An der TU Wien wurde ein neues thermoelektrisches Material entwickelt, das die Leitfähigkeit vergleichbarer Materialien um mehr als 100 Prozent übersteigt. Das Material kann verwendet werden, um kleine Sensoren oder Computerprozessoren kabellos mit Energie zu versorgen. Benötigt werden diese zum Beispiel im Internet der Dinge und in großen Produktionsanlagen mit dynamisch interagierenden Maschinen.

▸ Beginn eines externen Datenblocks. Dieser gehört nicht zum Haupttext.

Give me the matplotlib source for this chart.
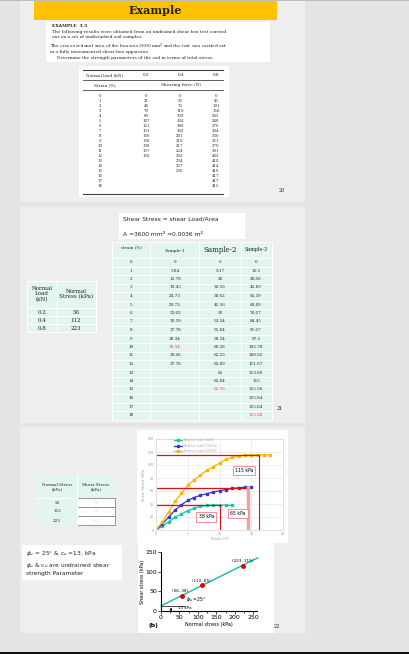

Thermoelektrisches Material kann Wärme zur Stromerzeugung nutzen. Voraussetzung dafür ist, dass zwischen den beiden Enden des Materials ein Temperaturunterschied besteht. Man spricht dabei vom Seebeck-Effekt. Dieser befähigt thermoelektronisches Material zum Beispiel zur Stromversorgung von autarken Sensornetzwerken mit drahtloser Datenübertragung.
Problematisch war bisweilen die geringe Temperaturdifferenz herkömmlicher thermoelektrischer Materialien, die bei einem ZT-Wert von maximal 2,5 bis 2,8 lag.
Verdoppelung des ZT-Werts
Ernst Bauer vom Christian Doppler Labor für Thermoelektrizität an der TU Wien konnte den ZT-Wert jetzt mit einer vollkommen neuen Materialtechnologie auf fünf bis sechs verdoppeln. Er verwendete eine Mischung aus Eisen, Vanadium, Wolfram und Aluminium und trug diese in einer dünnen Schicht auf einen Silizium-Kristall auf.
Bauer forscht seit 2013 an verschiedenen thermoelektrischen Materialien für verschiedene Einsatzzwecke. Er weiß, dass die Schwierigkeit der Materialentwicklung an den widersprüchlichen Anforderungen liegt, die an das Material gestellt werden. Dieses soll den elektrischen Strom gut leiten, aber die Wärme schlecht transportieren. Gewöhnlich stehen die beiden Eigenschaften aber in engem Zusammenhang.
Zufällige verteilte Atomsorten
Die Effizienz seiner neuen Materialtechnologie entwickelt sich erst im Aufbringen auf Silizium. Die Atome in den einzelnen Materialien sind streng nach einem flächenzentrierten kubischen Gitter angeordnet und der Abstand zwischen den Atomen ist immer gleich groß. Diese Struktur verändert sich im Aufbringen auf Silizium radikal. Das Muster bleibt zwar das gleiche, zeigt aber eine raumzentrierte Anordnung. Woraus sich eine völlig zufällige Verteilung der einzelnen Atomsorten ergibt.
Durch diese Mischung aus Regelmäßigkeit und Unregelmäßigkeit der Anordnung ergibt sich auch eine veränderte elektronische Struktur. Dadurch bewegen sich die Elektronen im Festkörper anders und sind von Streuprozessen geschützt. So ist der geringe elektrische Widerstand zu erklären.
Kabellose Energieversorgung
Die dünne Schicht kann keine hohen Energiemengen generieren, ist aber extrem kompakt und anpassungsfähig. Als solches eignet sie sich für die kabellose Energieversorgung für kleine Sensoren und kleine elektronische Anwendungen. Im Internet der Dinge werden verschiedenste Geräte online miteinander verknüpft, um ihr Verhalten zu automatisieren und aufeinander abzustimmen. Die große Zahl an Sensoren zu verkabeln, wäre unmöglich.
Das thermoelektrische Material nutzt die Abwärme einer Maschine und ermöglicht den Sensoren so, sich selbst mit Energie versorgen. Zusätzlich kann ein kleiner Prozessor betrieben werden, der die Daten auswertet und dann per WLAN zur zentralen Steuereinheit schickt.